Report, as a bare number, how many lines hold "that".

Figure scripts
--------------------
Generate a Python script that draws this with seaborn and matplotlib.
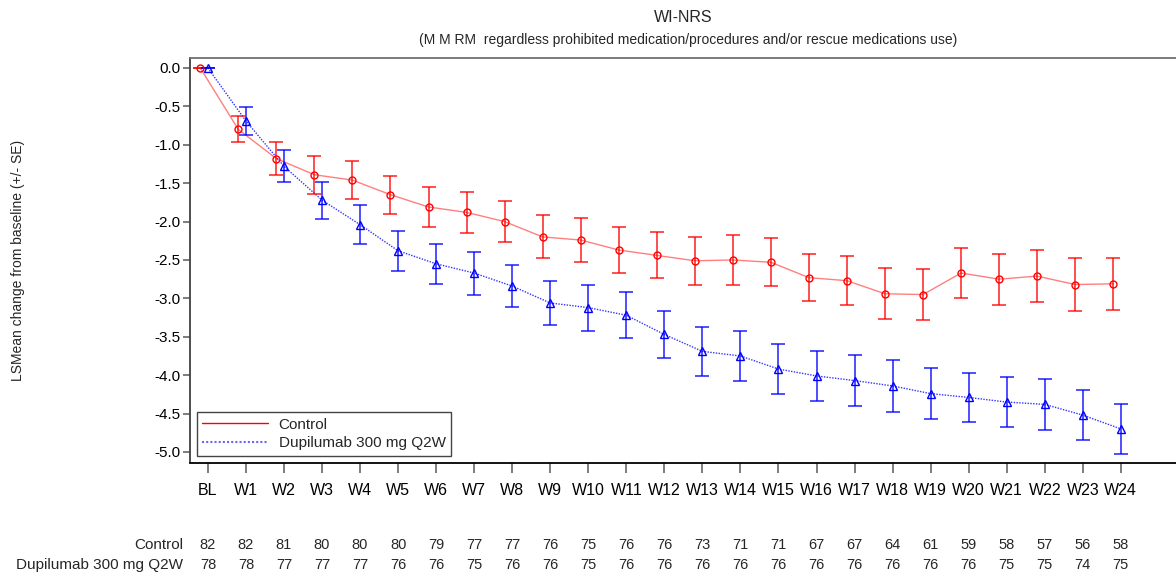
import matplotlib
matplotlib.use("Agg")
import matplotlib.pyplot as plt
import matplotlib.transforms as mtransforms
from matplotlib.lines import Line2D
import numpy as np
import pandas as pd
import seaborn as sns

# ---------------- data ----------------
visits = ["BL"] + [f"W{i}" for i in range(1, 25)]

control_mean = [0.00, -0.80, -1.18, -1.39, -1.46, -1.65, -1.81, -1.88, -2.00, -2.20,
                -2.24, -2.37, -2.44, -2.51, -2.50, -2.53, -2.73, -2.77, -2.94, -2.95,
                -2.67, -2.75, -2.71, -2.82, -2.81]
control_se = [0.00, 0.17, 0.21, 0.245, 0.245, 0.25, 0.26, 0.27, 0.27, 0.28,
              0.29, 0.30, 0.30, 0.31, 0.32, 0.31, 0.31, 0.32, 0.33, 0.33,
              0.32, 0.33, 0.34, 0.34, 0.34]

dupi_mean = [0.00, -0.69, -1.28, -1.72, -2.04, -2.38, -2.55, -2.67, -2.84, -3.06,
             -3.12, -3.22, -3.47, -3.69, -3.75, -3.92, -4.01, -4.07, -4.14, -4.24,
             -4.29, -4.35, -4.38, -4.52, -4.70]
dupi_se = [0.00, 0.18, 0.21, 0.24, 0.25, 0.26, 0.26, 0.28, 0.27, 0.29,
           0.30, 0.30, 0.31, 0.32, 0.32, 0.32, 0.32, 0.33, 0.34, 0.33,
           0.32, 0.33, 0.33, 0.33, 0.33]

control_n = [82, 82, 81, 80, 80, 80, 79, 77, 77, 76, 75, 76, 76, 73, 71, 71, 67, 67,
             64, 61, 59, 58, 57, 56, 58]
dupi_n = [78, 78, 77, 77, 77, 76, 76, 75, 76, 76, 75, 76, 76, 76, 76, 76, 76, 76,
          76, 76, 76, 75, 75, 74, 75]

series_names = ["Control", "Dupilumab 300 mg Q2W"]
title = "WI-NRS"
subtitle = "(M M RM  regardless prohibited medication/procedures and/or rescue medications use)"
ylabel = "LSMean change from baseline (+/- SE)"

# ---------------- style ----------------
sns.set_style("white")
plt.rcParams["font.family"] = ["Liberation Sans", "DejaVu Sans"]

W, H = 1176, 577
fig = plt.figure(figsize=(W / 100, H / 100), dpi=100)
ax_left, ax_right, ax_top, ax_bot = 190, 1176, 58, 462.5
ax = fig.add_axes([ax_left / W, 1 - ax_bot / H, (ax_right - ax_left) / W, (ax_bot - ax_top) / H])

x = np.arange(len(visits))
x_ctrl = x - 0.2
x_dupi = x.astype(float)

df = pd.DataFrame({
    "x": np.concatenate([x_ctrl, x_dupi]),
    "y": control_mean + dupi_mean,
    "group": [series_names[0]] * len(x) + [series_names[1]] * len(x),
})

red = "#FF0000"
blue = "#0000FF"

sns.lineplot(data=df[df.group == series_names[0]], x="x", y="y", ax=ax,
             color=red, alpha=0.5, linewidth=1.0, legend=False)
sns.lineplot(data=df[df.group == series_names[1]], x="x", y="y", ax=ax,
             color=blue, alpha=0.8, linewidth=1.0, linestyle=(0, (1, 1)), legend=False)

ax.errorbar(x_ctrl, control_mean, yerr=control_se, fmt="none", ecolor=red, alpha=0.75,
            elinewidth=1.3, capsize=5, capthick=1.3)
ax.errorbar(x_dupi, dupi_mean, yerr=dupi_se, fmt="none", ecolor=blue, alpha=0.75,
            elinewidth=1.3, capsize=5, capthick=1.3)

ax.plot(x_ctrl, control_mean, linestyle="none", marker="o", markersize=5,
        markerfacecolor="none", markeredgecolor=red, markeredgewidth=1.0)
ax.plot(x_dupi, dupi_mean, linestyle="none", marker="^", markersize=5.5,
        markerfacecolor="none", markeredgecolor=blue, markeredgewidth=1.0)

# axes limits and ticks
ax.set_xlim(-0.47, 25.45)
ax.set_ylim(-5.137, 0.13)
ax.set_xticks(x)
ax.set_xticklabels(visits, fontsize=11.5)
ax.set_yticks(np.arange(0, -5.01, -0.5))
ax.set_yticklabels([f"{v:.1f}" for v in np.arange(0, -5.01, -0.5)], fontsize=11)
ax.set_xlabel("")
ax.set_ylabel("")
ax.tick_params(axis="x", direction="out", length=7, width=1.2, color="#666666",
               pad=8, labelcolor="black", bottom=True)
ax.tick_params(axis="y", direction="out", length=5, width=1.2, color="#666666",
               pad=2, labelcolor="black", left=True)

for side, col, lw in [("top", "#707070", 1.3), ("left", "#404040", 1.3), ("bottom", "#000000", 1.3)]:
    ax.spines[side].set_visible(True)
    ax.spines[side].set_color(col)
    ax.spines[side].set_linewidth(lw)
ax.spines["right"].set_visible(False)

# legend
handles = [Line2D([0], [0], color=red, linewidth=1.0),
           Line2D([0], [0], color=blue, alpha=0.6, linewidth=1.5, linestyle=(0, (1, 1)))]
leg = ax.legend(handles, series_names, loc="lower left", bbox_to_anchor=(0.007, 0.017),
                fontsize=11, frameon=True, fancybox=False, framealpha=1,
                edgecolor="#444444", handlelength=4.3, borderpad=0.35, labelspacing=0.3,
                handletextpad=0.7, borderaxespad=0)
leg.get_frame().set_linewidth(1.0)

# titles
fig.text(683 / W, 1 - 17 / H, title, ha="center", va="center", fontsize=11.5)
fig.text(688 / W, 1 - 40 / H, subtitle, ha="center", va="center", fontsize=10)
fig.text(18 / W, 1 - 260 / H, ylabel, ha="center", va="center", rotation=90, fontsize=10)

# at-risk table
trans = mtransforms.blended_transform_factory(ax.transData, fig.transFigure)
row_y = [1 - 545 / H, 1 - 565 / H]
for name, counts, yy in zip(series_names, [control_n, dupi_n], row_y):
    fig.text(183 / W, yy, name, ha="right", va="center", fontsize=11)
    for xi, c in zip(x, counts):
        ax.text(xi, yy, str(c), transform=trans, ha="center", va="center",
                fontsize=10.5, clip_on=False)

fig.savefig("out.png", dpi=100)
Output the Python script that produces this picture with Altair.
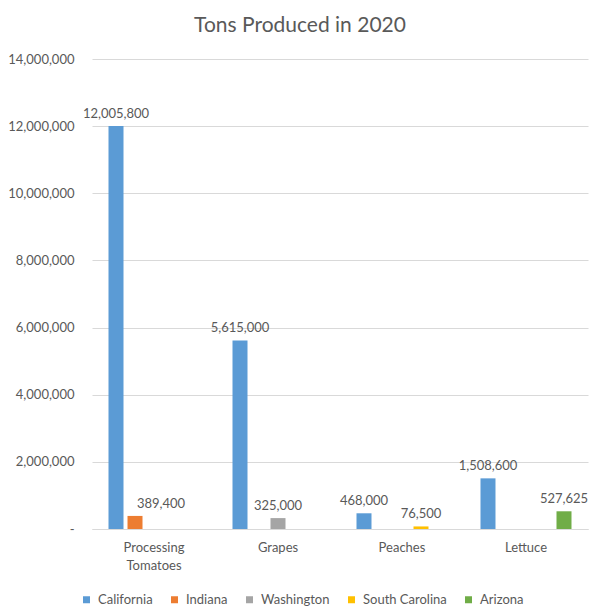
--------------------
§ **Task response**:
2